Department of Treasury Rules
The court considered the rules promulgated by the Michigan Department of Treasury, which provided for the apportionment of income from subchapter S corporations. It noted that these rules were established after the decisions in earlier cases, and they explicitly allowed for the treatment of subchapter S income as apportionable business income. The court found that the department's rules were a valid administrative interpretation of the Income Tax Act and reflected a reasonable application of the statutory provisions.
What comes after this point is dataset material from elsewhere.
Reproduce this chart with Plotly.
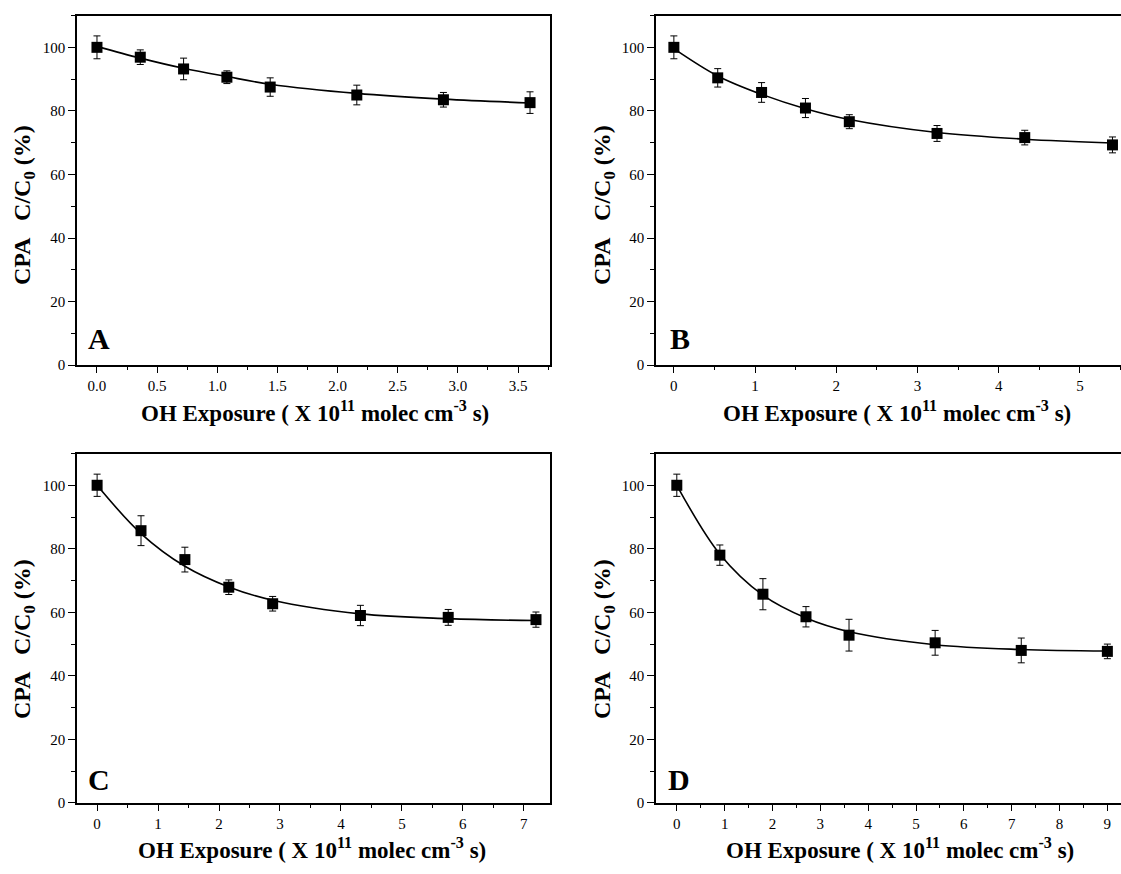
import plotly.graph_objects as go

W, H = 1121, 874

# ---- data ----
A_x = [0, 0.36, 0.72, 1.08, 1.44, 2.16, 2.88, 3.6]
A_y = [100, 96.9, 93.2, 90.6, 87.5, 85.0, 83.5, 82.6]
A_err = [3.6, 2.3, 3.4, 2.0, 2.9, 3.1, 2.3, 3.4]
A_fit = [100.3, 96.6, 93.4, 90.8, 88.4, 85.5, 83.7, 82.5]

B_x = [0, 0.54, 1.08, 1.62, 2.16, 3.24, 4.32, 5.4]
B_y = [100, 90.4, 85.8, 80.9, 76.6, 72.9, 71.6, 69.3]
B_err = [3.6, 2.9, 3.1, 3.0, 2.2, 2.5, 2.3, 2.5]
B_fit = [99.6, 91.0, 85.2, 80.7, 77.3, 73.2, 71.1, 69.9]

C_x = [0, 0.72, 1.44, 2.16, 2.88, 4.32, 5.76, 7.2]
C_y = [100, 85.7, 76.6, 67.9, 62.7, 59.0, 58.4, 57.7]
C_err = [3.5, 4.7, 3.9, 2.3, 2.3, 3.2, 2.5, 2.4]
C_fit = [100, 84.8, 74.5, 68.0, 63.8, 59.5, 58.0, 57.4]

D_x = [0, 0.9, 1.8, 2.7, 3.6, 5.4, 7.2, 9.0]
D_y = [100, 78.0, 65.7, 58.6, 52.8, 50.4, 48.0, 47.7]
D_err = [3.5, 3.2, 4.9, 3.2, 5.0, 3.9, 3.9, 2.3]
D_fit = [100, 78.3, 65.4, 58.2, 53.9, 49.8, 48.3, 47.8]

panel_letters = ["A", "B", "C", "D"]
y_ticks = [0, 20, 40, 60, 80, 100]
x_title = "OH Exposure ( X 10<sup>11</sup> molec cm<sup>-3</sup> s)"
y_title = "CPA   C/C<sub>0</sub> (%)"

SERIF = "Liberation Serif, Times New Roman, Times, serif"

def px_x(p):
    return p / W

def px_y(p):
    return 1 - p / H

panels = [
    dict(x=A_x, y=A_y, e=A_err, f=A_fit, xa="x", ya="y",
         xdom=[px_x(77), px_x(550)], ydom=[px_y(368.5), px_y(15.7)],
         xrange=[-0.166, 3.766], dtick=0.5, minor=0.25, fmt=".1f", mirror_y=True),
    dict(x=B_x, y=B_y, e=B_err, f=B_fit, xa="x2", ya="y2",
         xdom=[px_x(656), 1.0], ydom=[px_y(368.5), px_y(15.7)],
         xrange=[-0.22, 5.505], dtick=1, minor=0.5, fmt="d", mirror_y=False),
    dict(x=C_x, y=C_y, e=C_err, f=C_fit, xa="x3", ya="y3",
         xdom=[px_x(77), px_x(550)], ydom=[px_y(810.3), px_y(457.7)],
         xrange=[-0.33, 7.43], dtick=1, minor=0.5, fmt="d", mirror_y=True),
    dict(x=D_x, y=D_y, e=D_err, f=D_fit, xa="x4", ya="y4",
         xdom=[px_x(656), 1.0], ydom=[px_y(810.3), px_y(457.7)],
         xrange=[-0.435, 9.285], dtick=1, minor=0.5, fmt="d", mirror_y=False),
]

fig = go.Figure()
layout = dict(
    width=W, height=H,
    margin=dict(l=0, r=0, t=0, b=0),
    paper_bgcolor="white", plot_bgcolor="white",
    showlegend=False,
    font=dict(family=SERIF, color="black"),
)

for i, p in enumerate(panels):
    fig.add_trace(go.Scatter(
        x=p["x"], y=p["f"], mode="lines",
        line=dict(color="black", width=1.6, shape="spline", smoothing=1.0),
        xaxis=p["xa"], yaxis=p["ya"], hoverinfo="skip", cliponaxis=False))
    fig.add_trace(go.Scatter(
        x=p["x"], y=p["y"], mode="markers",
        marker=dict(symbol="square", size=11, color="black"),
        error_y=dict(type="data", array=p["e"], visible=True,
                     color="black", thickness=1, width=3.5),
        xaxis=p["xa"], yaxis=p["ya"], cliponaxis=False))
    xkey = "xaxis" if i == 0 else f"xaxis{i+1}"
    ykey = "yaxis" if i == 0 else f"yaxis{i+1}"
    layout[xkey] = dict(
        domain=p["xdom"], anchor=p["ya"], range=p["xrange"],
        tickmode="linear", tick0=0, dtick=p["dtick"], tickformat=p["fmt"],
        ticks="outside", ticklen=6, tickwidth=1.3, tickcolor="black",
        minor=dict(ticks="outside", ticklen=3.5, tickwidth=1.1, tickcolor="black",
                   tickmode="linear", tick0=0, dtick=p["minor"]),
        showline=True, linecolor="black", linewidth=1.6, mirror=True,
        showgrid=False, zeroline=False,
        tickfont=dict(family=SERIF, size=15, color="black"),
    )
    layout[ykey] = dict(
        domain=p["ydom"], anchor=p["xa"], range=[0, 110],
        tickmode="array", tickvals=y_ticks,
        ticks="outside", ticklen=7, tickwidth=1.3, tickcolor="black",
        minor=dict(ticks="outside", ticklen=4, tickwidth=1.1, tickcolor="black",
                   tickmode="linear", tick0=0, dtick=10),
        showline=True, linecolor="black", linewidth=1.6, mirror=p["mirror_y"],
        showgrid=False, zeroline=False,
        tickfont=dict(family=SERIF, size=15, color="black"),
    )

fig.update_layout(**layout)

# axis titles and panel letters as annotations (paper coordinates)
xt_pos = [(315, 415), (897, 415), (312, 856), (900, 856)]
yt_pos = [(24, 207), (604, 207), (24, 645), (604, 645)]
letter_pos = [(86, 360), (668, 360), (86, 805), (666, 805)]

for (xc, yc) in xt_pos:
    fig.add_annotation(x=px_x(xc), y=px_y(yc), xref="paper", yref="paper",
                       text=f"<b>{x_title}</b>", showarrow=False,
                       xanchor="center", yanchor="middle",
                       font=dict(family=SERIF, size=23, color="black"))
for (xc, yc) in yt_pos:
    fig.add_annotation(x=px_x(xc), y=px_y(yc), xref="paper", yref="paper",
                       text=f"<b>{y_title}</b>", showarrow=False, textangle=-90,
                       xanchor="center", yanchor="middle",
                       font=dict(family=SERIF, size=24, color="black"))
for lt, (xc, yc) in zip(panel_letters, letter_pos):
    fig.add_annotation(x=px_x(xc), y=px_y(yc), xref="paper", yref="paper",
                       text=f"<b>{lt}</b>", showarrow=False,
                       xanchor="left", yanchor="bottom",
                       font=dict(family=SERIF, size=30, color="black"))

fig.write_html(
    "out.html",
    config={"displayModeBar": False},
    post_script="document.body.style.margin='0';document.body.style.overflow='hidden';",
)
It observed that the existence of these rules undermined the department's prior arguments that subchapter S income must be fully allocated to Michigan, reinforcing the notion that the department itself recognized the business nature of such income. Consequently, the court upheld the validity of these rules as guiding principles for the disposition of the cases at hand.
Tax Credit for Out-of-State Income
The court also addressed the issue of whether taxpayers could claim a credit against their Michigan income tax for taxes paid to another state on the same distributable income. It examined the statutory provision allowing for a credit for income taxes imposed by other states on income derived from sources outside Michigan. The court rejected the Department of Treasury's argument that the source of subchapter S income was solely tied to the residence of the shareholders, instead affirming that the source was the out-of-state corporation. This interpretation aligned with the statute’s intent to avoid double taxation on income that was taxed both in Michigan and in the corporate-situs state. The court concluded that the taxpayers were entitled to a tax credit for taxes paid to Indiana, thereby reinforcing the principle of equitable taxation for residents earning income from out-of-state entities.
Conclusion and Implications
In its decision, the Michigan Supreme Court ultimately affirmed the Court of Appeals' ruling in favor of the plaintiffs, allowing them to exclude their distributable income from the Indiana subchapter S corporation from their Michigan tax base. It also upheld their entitlement to a tax credit for taxes paid to Indiana on that income. The court’s reasoning clarified the treatment of subchapter S income under Michigan tax law, establishing that such income could be treated as business income eligible for apportionment. This ruling not only resolved the conflicting interpretations among lower courts but also provided guidance for future cases involving similar income structures. By affirming the Department of Treasury's rules on apportionment, the court ensured a consistent approach to the taxation of subchapter S income, thus promoting fairness and tax equity for Michigan residents engaged in interstate business activities.